Melanie Meyers, Rudin’s land-use lawyer, responded at the October 6 meeting to previous questions and comments from Board 2 members and neighborhood residents. She said a false common belief was that buildings on the former hospital main, east campus were built at their existing size because they are community facilities.

Six of the eight buildings on the site were built before the current 1961 zoning resolution and, consequently, did not distinguish in floor area or development envelopes between community facility and residential buildings, she said.

“Smith, Raskob, Nurses Residence, Spellman, Reiss and Cronin could have been residential and the same size and density as exits today,” Meyers said, referring to several of the interlinked buildings that comprised the defunct hospital. Only Coleman and Link — two buildings proposed for demolition in the redevelopment — benefited from community-facility designation, she added.

Reiss on 12th Street and Cronin on 11th Street will also be demolished. Reiss is to be replaced by a 12-story apartment building of about the same size. Five attached townhouse buildings will replace Cronin.

The zoning resolution allows community-facility buildings built before 1961 to be converted entirely to residential use regardless of the amount of floor area, Meyers said.

But the large-scale, community-facility designation adapted for the construction of Link and Coleman forbids the residential conversion that Rudin intends to restore.

Rudin wants to develop a total of 590,660 zoning square feet, which is 13 percent less than the 677,400-square-feet currently built on the site. Meyers added.

Rudin’s possession of the St. Vincent’s property became final on September 30 when the developer — with a new partner, Global Holdings — transferred $260 million to the U.S. Bankruptcy Court for payment to the bankrupt former hospital’s creditors and pensions. The sale was made regardless of any subsequent rezoning of the property.

Global Holdings is a U.S. affiliate of an Israeli and British holding company headed by Eyal Offer, whose family worth is estimated at $10.3 billion. The U.S. affiliate developed the luxury condo building on Central Park West at 61st Street and owns 120 Park Avenue and 99 Park Avenue south of Grand Central Plaza, among other holdings.

The Rudin Organization is the Greenwich Village project’s managing partner — and William Rudin, president and C.E.O., told this newspaper that the partnership was an indication of confidence in the St. Vincent’s redevelopment.

On September 22, the Health Planning Council of the State Department of Health approved the conversion of the former St. Vincent’s O’Toole Pavilion — on the west side of Seventh Avenue — into a comprehensive-care community health center with a free-standing emergency department to be operated by the North Shore-Long Island Jewish Health System.

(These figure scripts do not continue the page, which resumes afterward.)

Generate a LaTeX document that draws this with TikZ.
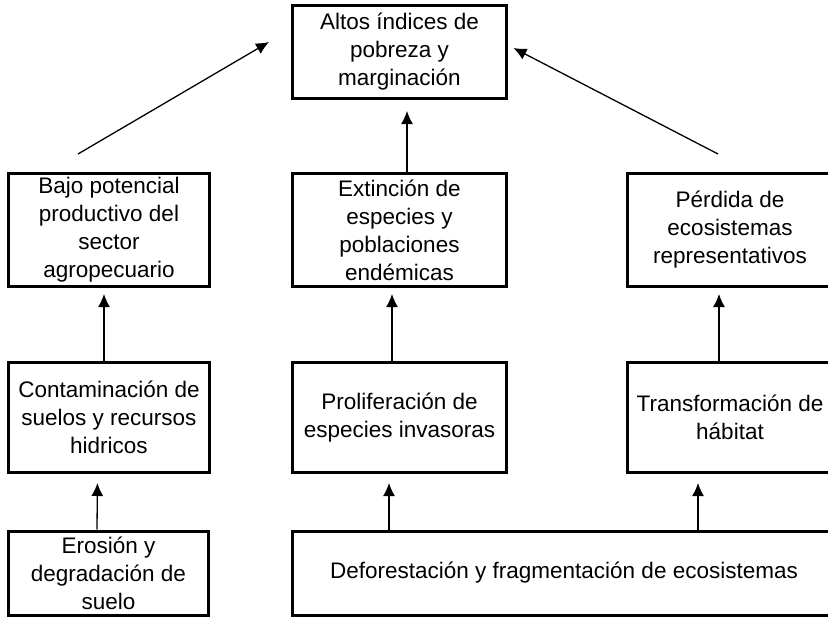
\documentclass[tikz,border=0pt]{standalone}
\usepackage{fontspec}
\setmainfont{Liberation Sans}
\usetikzlibrary{arrows.meta}
\begin{document}
\begin{tikzpicture}[x=1pt, y=-1pt, >={Latex[length=13pt,width=12pt]},
  caja/.style={draw, line width=3pt, align=center, inner sep=0pt,
    font=\fontsize{22.5}{28}\selectfont},
  flecha/.style={->, line width=1.3pt}]
\useasboundingbox (0,0) rectangle (828,618);
\clip (0,0) rectangle (828,618);

\node[caja, minimum width=214pt, minimum height=93pt] (alto) at (399.5,52) {Altos índices de\\pobreza y\\marginación};

\node[caja, minimum width=201pt, minimum height=113pt] (bajo) at (109,230) {Bajo potencial\\productivo del\\sector\\agropecuario};
\node[caja, minimum width=214pt, minimum height=113pt] (ext) at (399.5,230) {Extinción de\\especies y\\poblaciones\\endémicas};
\node[caja, minimum width=206pt, minimum height=113pt] (perd) at (730,230) {Pérdida de\\ecosistemas\\representativos};

\node[caja, minimum width=201pt, minimum height=110pt] (cont) at (109,417.5) {Contaminación de\\suelos y recursos\\hidricos};
\node[caja, minimum width=214pt, minimum height=110pt] (prol) at (399.5,417.5) {Proliferación de\\especies invasoras};
\node[caja, minimum width=206pt, minimum height=110pt] (trans) at (730,417.5) {Transformación de\\hábitat};

\node[caja, minimum width=200pt, minimum height=84pt] (eros) at (108.5,573) {Erosión y\\degradación de\\suelo};
\node[caja, minimum width=544pt, minimum height=84pt] (defo) at (564,573) {Deforestación y fragmentación de ecosistemas};

% hacia arriba
\draw[flecha] ([xshift=-31pt,yshift=18pt]bajo.north) -- ([xshift=-22pt,yshift=10pt]alto.west);
\draw[flecha, shorten >=11pt] ([xshift=7.5pt]ext.north) -- ([xshift=7.5pt]alto.south);
\draw[flecha] ([xshift=-12pt,yshift=18pt]perd.north) -- ([xshift=5.5pt,yshift=4pt]alto.east);

\draw[flecha, shorten >=6pt] ([xshift=-5pt]cont.north) -- ([xshift=-5pt]bajo.south);
\draw[flecha, shorten >=6pt] ([xshift=-7.5pt]prol.north) -- ([xshift=-7.5pt]ext.south);
\draw[flecha, shorten >=6pt] ([xshift=-11pt]trans.north) -- ([xshift=-11pt]perd.south);

\coordinate (p1) at ([xshift=-10.5pt]prol.south);
\coordinate (t1) at ([xshift=-32pt]trans.south);
\draw[flecha, shorten >=9pt] ([xshift=-11.5pt]eros.north) -- ([xshift=-11.5pt]cont.south);
\draw[flecha, shorten >=9pt] (p1 |- defo.north) -- (p1);
\draw[flecha, shorten >=9pt] (t1 |- defo.north) -- (t1);
\end{tikzpicture}
\end{document}
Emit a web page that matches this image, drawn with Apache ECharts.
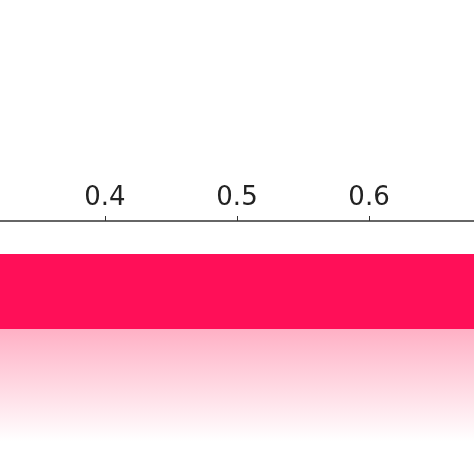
<!DOCTYPE html>
<html><head><meta charset="utf-8">
<script src="https://cdn.jsdelivr.net/npm/echarts@6/dist/echarts.min.js"></script>
<style>html,body{margin:0;padding:0;background:#fff}#c{width:474px;height:474px}</style>
</head><body><div id="c"></div>
<script>
const tickValues = [0.4, 0.5, 0.6];
const categories = ['band'];
const barValues = [0.6795];
const fadeValues = [0.6795];
const xMin = 0.3205, xMax = 0.6795;
const chart = echarts.init(document.getElementById('c'));
chart.setOption({
  animation: false,
  grid: {left: 0, right: 0, top: 221, bottom: -10},
  xAxis: {
    type: 'value', position: 'top', min: xMin, max: xMax,
    splitLine: {show: false},
    axisLine: {show: true, lineStyle: {color: '#333', width: 1.5}},
    axisTick: {show: true, inside: false, length: 5, customValues: tickValues, lineStyle: {color: '#333'}},
    axisLabel: {customValues: tickValues, fontFamily: 'DejaVu Sans', fontSize: 26, color: '#222', margin: 10,
      formatter: v => v.toFixed(1)}
  },
  yAxis: {type: 'category', data: categories, inverse: true, show: false},
  series: [
    {type: 'bar', data: barValues, barWidth: 75, barGap: '0%', itemStyle: {color: '#ff0f58'}},
    {type: 'bar', data: fadeValues, barWidth: 112, barGap: '0%',
      itemStyle: {color: new echarts.graphic.LinearGradient(0, 0, 0, 1, [
        {offset: 0, color: '#ffb0c5'}, {offset: 1, color: '#ffffff'}])}}
  ]
});
</script></body></html>
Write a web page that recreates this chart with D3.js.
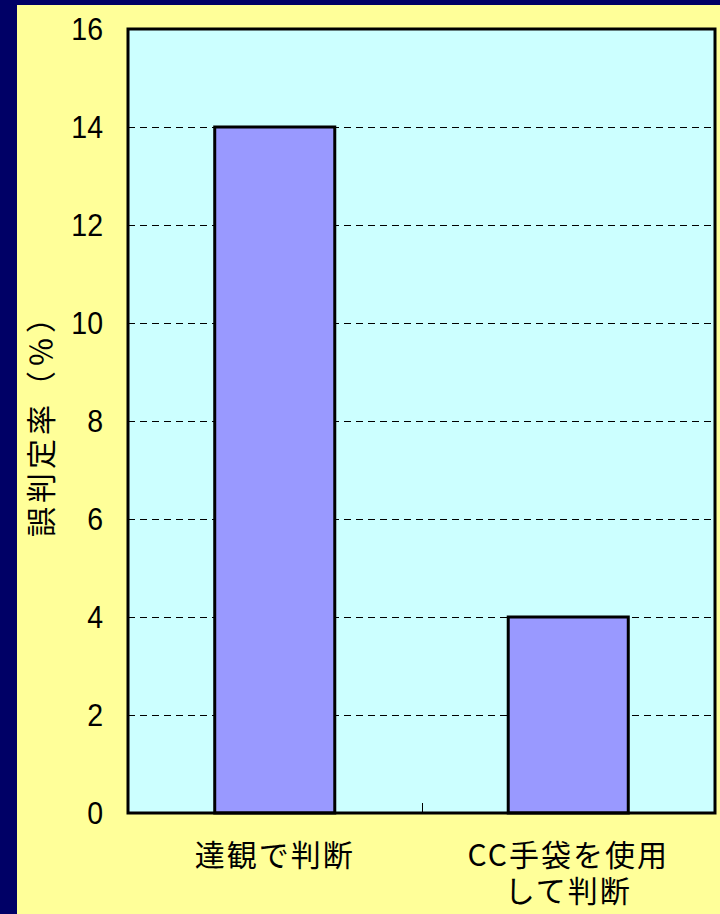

The Health Planning Council voted the approval despite cries of “People will die” from advocates who continue to demand a full-service, acute-care hospital with a Level I emergency room to replace St. Vincent’s.

North Shore-L.I.J. plans to spend $110 million on the healthcare center and 24-hour emergency department, including a $10 million contribution from Rudin. The developer intends to build and maintain the triangle across 12th Street from O’Toole as a 15,102-square-foot neighborhood open space to be designed with community participation. The O’Toole conversion and the triangle are part of the same Uniform Land Use Review Procedure (U.L.U.R.P.) underway for the 450-apartment residential redevelopment on the east side of the avenue.

The residential project’s new Seventh Avenue apartment tower has been reduced three times during a Landmarks Preservation Commission review, lowering it from an original height of 265 feet to 203 feet.

While not part of the U.L.U.R.P., Rudin has guaranteed that space for a 563-seat public elementary school will be available on the first six floors of the New York Foundling Hospital building on Sixth Avenue at 17th Street.

Rudin’s financial guarantees will allow Foundling to maintain its administration on the building’s top three floors while the agency moves its children’s services to Yonkers and creates a new school in the Bronx.